The legacy of colonialism in Namibia is deeply fraught. Lüderitz’s name is etched into a landscape scarred by the horrors of German rule, most notably the genocide of the Herero and Nama peoples between 1904 and 1908. Shark Island, near the town, housed a concentration camp where thousands died. For many Namibians, the name Lüderitz symbolizes not pioneering spirit but the beginning of land dispossession and suffering. In recent years, there have been calls to rename streets and monuments associated with colonial figures, though the town’s name itself has largely remained untouched due to its deep historical roots and international recognition. The figure of Lüderitz thus embodies the dual-edged nature of colonial memory: a founder for Germany, an invader for Africa.

The End of an Era

Lüderitz’s death in 1886 closed the chapter of individual merchant-colonizers in German overseas expansion. After him, the state took the lead, and figures like Carl Peters and Hermann von Wissmann operated with explicit government mandates. His tragic end also served as a cautionary tale about the perils of overreach.

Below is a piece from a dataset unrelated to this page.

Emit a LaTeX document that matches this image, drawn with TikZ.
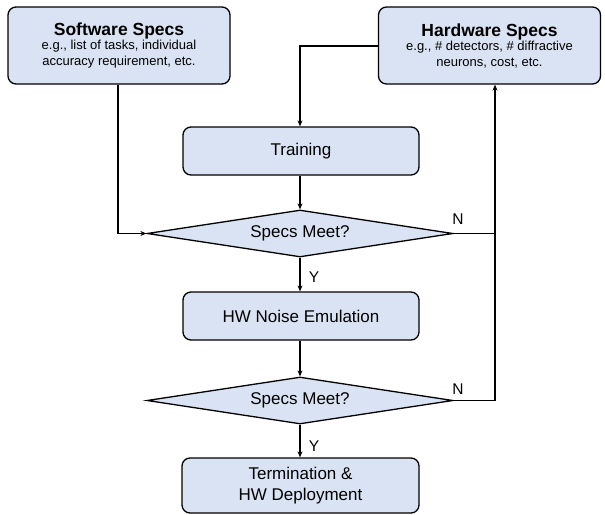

Yet the questions his life raised—the ethics of land acquisition, the role of private enterprise in empire-building, and the human cost of geopolitical ambition—continue to resonate in postcolonial debates.

A Name on the Map

Despite the controversies, the town of Lüderitz persists as a tangible monument. Nestled between the Namib Desert and the Atlantic Ocean, it is a place of stark contrasts, much like the man himself. Tourists visit the Felsenkirche (the rock church) and the Goerke House, remnants of a colonial past, while the wind hums through abandoned diamond settlements nearby. The name, once a mere label on a chart, has become layered with stories of profit, loss, and resilience. Adolf Lüderitz, who sought wealth and died pursuing it in an alien land, remains an inseparable part of Namibian and German history, a ghostly presence at the edge of the desert.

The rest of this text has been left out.